2. **Now, let's find the middle of the longest side (the hypotenuse)!**
The longest side connects Point B (a,0) and Point C (0,b). We call this the hypotenuse.
To find the exact middle point, which we'll call M, we use a simple trick: we just average the x-coordinates and average the y-coordinates.
* Midpoint M's x-coordinate = (a + 0) / 2 = a/2
* Midpoint M's y-coordinate = (0 + b) / 2 = b/2
So, our midpoint M is at (a/2, b/2).

3. **Next, we need to measure the distance from this middle point to *each* of our three corners!**
We have a cool way to find the distance between any two points on our grid. It's like making a tiny right triangle and using the Pythagorean theorem!

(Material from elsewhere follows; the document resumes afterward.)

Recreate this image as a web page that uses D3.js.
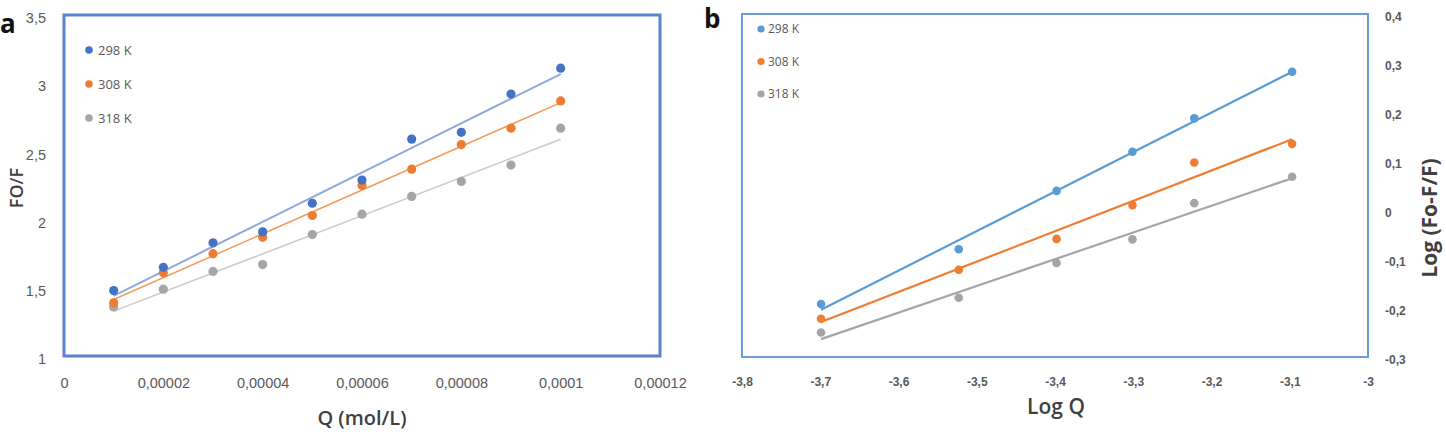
<!DOCTYPE html>
<html><head><meta charset="utf-8">
<script src="https://cdn.jsdelivr.net/npm/d3@7"></script>
<style>html,body{margin:0;padding:0;background:#fff;}svg{display:block;font-family:"Open Sans",sans-serif;}</style>
</head><body>
<svg id="c" width="1446" height="434"></svg>
<script>
// ---------- Panel a data ----------
const seriesNames = ["298 K", "308 K", "318 K"];
const qValues = [0.00001,0.00002,0.00003,0.00004,0.00005,0.00006,0.00007,0.00008,0.00009,0.0001];
const fo298 = [1.48,1.65,1.83,1.91,2.12,2.29,2.59,2.64,2.92,3.11];
const fo308 = [1.39,1.61,1.75,1.87,2.03,2.25,2.37,2.55,2.67,2.87];
const fo318 = [1.36,1.49,1.62,1.67,1.89,2.04,2.17,2.28,2.40,2.67];
const aXTicks = [0,0.00002,0.00004,0.00006,0.00008,0.0001,0.00012];
const aXTickLabels = ["0","0,00002","0,00004","0,00006","0,00008","0,0001","0,00012"];
const aYTicks = [1,1.5,2,2.5,3,3.5];
const aYTickLabels = ["1","1,5","2","2,5","3","3,5"];
// ---------- Panel b data ----------
const logQ = [-3.699,-3.523,-3.398,-3.301,-3.222,-3.097];
const lg298 = [-0.192,-0.080,0.039,0.119,0.187,0.282];
const lg308 = [-0.222,-0.122,-0.059,0.010,0.097,0.135];
const lg318 = [-0.250,-0.179,-0.108,-0.060,0.014,0.068];
const bXTicks = [-3.8,-3.7,-3.6,-3.5,-3.4,-3.3,-3.2,-3.1,-3];
const bXTickLabels = ["-3,8","-3,7","-3,6","-3,5","-3,4","-3,3","-3,2","-3,1","-3"];
const bYTicks = [-0.3,-0.2,-0.1,0,0.1,0.2,0.3,0.4];
const bYTickLabels = ["-0,3","-0,2","-0,1","0","0,1","0,2","0,3","0,4"];

const svg = d3.select("#c");
const txt = "#595959";

function fit(xs, ys){
  const n = xs.length, mx = d3.mean(xs), my = d3.mean(ys);
  let sxy = 0, sxx = 0;
  for (let i=0;i<n;i++){ sxy += (xs[i]-mx)*(ys[i]-my); sxx += (xs[i]-mx)**2; }
  const m = sxy/sxx; return {m, b: my - m*mx};
}

// ================= Panel a =================
(function(){
  const x = d3.scaleLinear().domain([0,0.00012]).range([64,660]);
  const y = d3.scaleLinear().domain([1,3.5]).range([356,15]);
  const g = svg.append("g");
  const series = [
    {name: seriesNames[0], vals: fo298, dot:"#4472C4", line:"#8EA9DB", lw:2},
    {name: seriesNames[1], vals: fo308, dot:"#ED7D31", line:"#F19A5C", lw:1.5},
    {name: seriesNames[2], vals: fo318, dot:"#A5A5A5", line:"#C9C9C9", lw:1.5}
  ];
  g.append("rect").attr("x",x(0)).attr("y",y(3.5)).attr("width",x(0.00012)-x(0)).attr("height",y(1)-y(3.5))
    .attr("fill","none").attr("stroke","#5B82CF").attr("stroke-width",3);
  const xa = d3.axisBottom(x).tickValues(aXTicks).tickFormat((d,i)=>aXTickLabels[i]).tickSize(0).tickPadding(0);
  const gx = g.append("g").attr("transform","translate(0,388)").call(xa);
  gx.select(".domain").remove();
  gx.selectAll("text").attr("fill",txt).style("font-size","14.5px").attr("dy","0");
  const ya = d3.axisLeft(y).tickValues(aYTicks).tickFormat((d,i)=>aYTickLabels[i]).tickSize(0).tickPadding(0);
  const gy = g.append("g").attr("transform","translate(46,3)").call(ya);
  gy.select(".domain").remove();
  gy.selectAll("text").attr("fill",txt).style("font-size","14.5px");
  series.forEach(s=>{
    const f = fit(qValues, s.vals);
    const x0 = d3.min(qValues), x1 = d3.max(qValues);
    g.append("line").attr("x1",x(x0)).attr("y1",y(f.m*x0+f.b)).attr("x2",x(x1)).attr("y2",y(f.m*x1+f.b))
      .attr("stroke",s.line).attr("stroke-width",s.lw);
  });
  series.slice().reverse().forEach(s=>{
    g.selectAll(null).data(qValues).enter().append("circle")
      .attr("cx",d=>x(d)).attr("cy",(d,i)=>y(s.vals[i])).attr("r",4.6).attr("fill",s.dot);
  });
  series.forEach((s,i)=>{
    const ly = 50 + i*34;
    g.append("circle").attr("cx",89).attr("cy",ly).attr("r",3.8).attr("fill",s.dot);
    g.append("text").attr("x",98).attr("y",ly+4.5).attr("fill",txt).style("font-size","13px").text(s.name);
  });
  g.append("text").attr("x",362).attr("y",425).attr("text-anchor","middle").attr("fill","#404040")
    .style("font-size","20px").style("font-weight","600").text("Q (mol/L)");
  g.append("text").attr("transform","translate(23,188) rotate(-90)").attr("text-anchor","middle").attr("fill","#404040")
    .style("font-size","18px").style("font-weight","600").text("FO/F");
  g.append("text").attr("x",0).attr("y",33).attr("fill","#111").style("font-size","26px").style("font-weight","bold").text("a");
})();

// ================= Panel b =================
(function(){
  const x = d3.scaleLinear().domain([-3.8,-3]).range([742,1368]);
  const y = d3.scaleLinear().domain([-0.3,0.4]).range([357,14]);
  const g = svg.append("g");
  const series = [
    {name: seriesNames[0], vals: lg298, c:"#5B9BD5"},
    {name: seriesNames[1], vals: lg308, c:"#ED7D31"},
    {name: seriesNames[2], vals: lg318, c:"#A5A5A5"}
  ];
  g.append("rect").attr("x",x(-3.8)).attr("y",y(0.4)).attr("width",x(-3)-x(-3.8)).attr("height",y(-0.3)-y(0.4))
    .attr("fill","none").attr("stroke","#6E9BD8").attr("stroke-width",2);
  const xa = d3.axisBottom(x).tickValues(bXTicks).tickFormat((d,i)=>bXTickLabels[i]).tickSize(0).tickPadding(0);
  const gx = g.append("g").attr("transform","translate(0,386)").call(xa);
  gx.select(".domain").remove();
  gx.selectAll("text").attr("fill",txt).style("font-size","12px").style("font-weight","600").attr("dy","0");
  const ya = d3.axisRight(y).tickValues(bYTicks).tickFormat((d,i)=>bYTickLabels[i]).tickSize(0).tickPadding(0);
  const gy = g.append("g").attr("transform","translate(1385,3)").call(ya);
  gy.select(".domain").remove();
  gy.selectAll("text").attr("fill",txt).style("font-size","12px").style("font-weight","600");
  series.forEach(s=>{
    const f = fit(logQ, s.vals);
    const x0 = d3.min(logQ), x1 = d3.max(logQ);
    g.append("line").attr("x1",x(x0)).attr("y1",y(f.m*x0+f.b)).attr("x2",x(x1)).attr("y2",y(f.m*x1+f.b))
      .attr("stroke",s.c).attr("stroke-width",2.2);
  });
  series.forEach(s=>{
    g.selectAll(null).data(logQ).enter().append("circle")
      .attr("cx",d=>x(d)).attr("cy",(d,i)=>y(s.vals[i])).attr("r",4.3).attr("fill",s.c);
  });
  series.forEach((s,i)=>{
    const ly = 29 + i*32.5;
    g.append("circle").attr("cx",761).attr("cy",ly).attr("r",3.6).attr("fill",s.c);
    g.append("text").attr("x",768).attr("y",ly+4.3).attr("fill",txt).style("font-size","12px").text(s.name);
  });
  g.append("text").attr("x",1056).attr("y",414).attr("text-anchor","middle").attr("fill","#404040")
    .style("font-size","21px").style("font-weight","600").text("Log Q");
  g.append("text").attr("transform","translate(1437,218) rotate(-90)").attr("text-anchor","middle").attr("fill","#404040")
    .style("font-size","21px").style("font-weight","bold").text("Log (Fo-F/F)");
  g.append("text").attr("x",704).attr("y",28).attr("fill","#111").style("font-size","26px").style("font-weight","bold").text("b");
})();
</script>
</body></html>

* **Distance from M (a/2, b/2) to A (0,0):**
We find how much they differ in x (a/2 - 0 = a/2) and how much they differ in y (b/2 - 0 = b/2).
Distance MA = square root of ((a/2 * a/2) + (b/2 * b/2))
Distance MA = square root of (a²/4 + b²/4)
Distance MA = square root of ((a² + b²)/4)
Distance MA = (square root of (a² + b²)) / 2

* **Distance from M (a/2, b/2) to B (a,0):**
Difference in x = a - a/2 = a/2
Difference in y = 0 - b/2 = -b/2 (but when we square it, it's just b²/4)
Distance MB = square root of ((a/2 * a/2) + (-b/2 * -b/2))
Distance MB = square root of (a²/4 + b²/4)
Distance MB = square root of ((a² + b²)/4)
Distance MB = (square root of (a² + b²)) / 2

* **Distance from M (a/2, b/2) to C (0,b):**
Difference in x = 0 - a/2 = -a/2 (squaring makes it a²/4)
Difference in y = b - b/2 = b/2
Distance MC = square root of ((-a/2 * -a/2) + (b/2 * b/2))
Distance MC = square root of (a²/4 + b²/4)
Distance MC = square root of ((a² + b²)/4)
Distance MC = (square root of (a² + b²)) / 2

4. **Look what happened!**
All three distances are exactly the same!
MA = (square root of (a² + b²)) / 2
MB = (square root of (a² + b²)) / 2
MC = (square root of (a² + b²)) / 2

This means our special midpoint M is the same distance from Point A, Point B, and Point C! It's like M is the center of a circle that goes through all three corners of the triangle!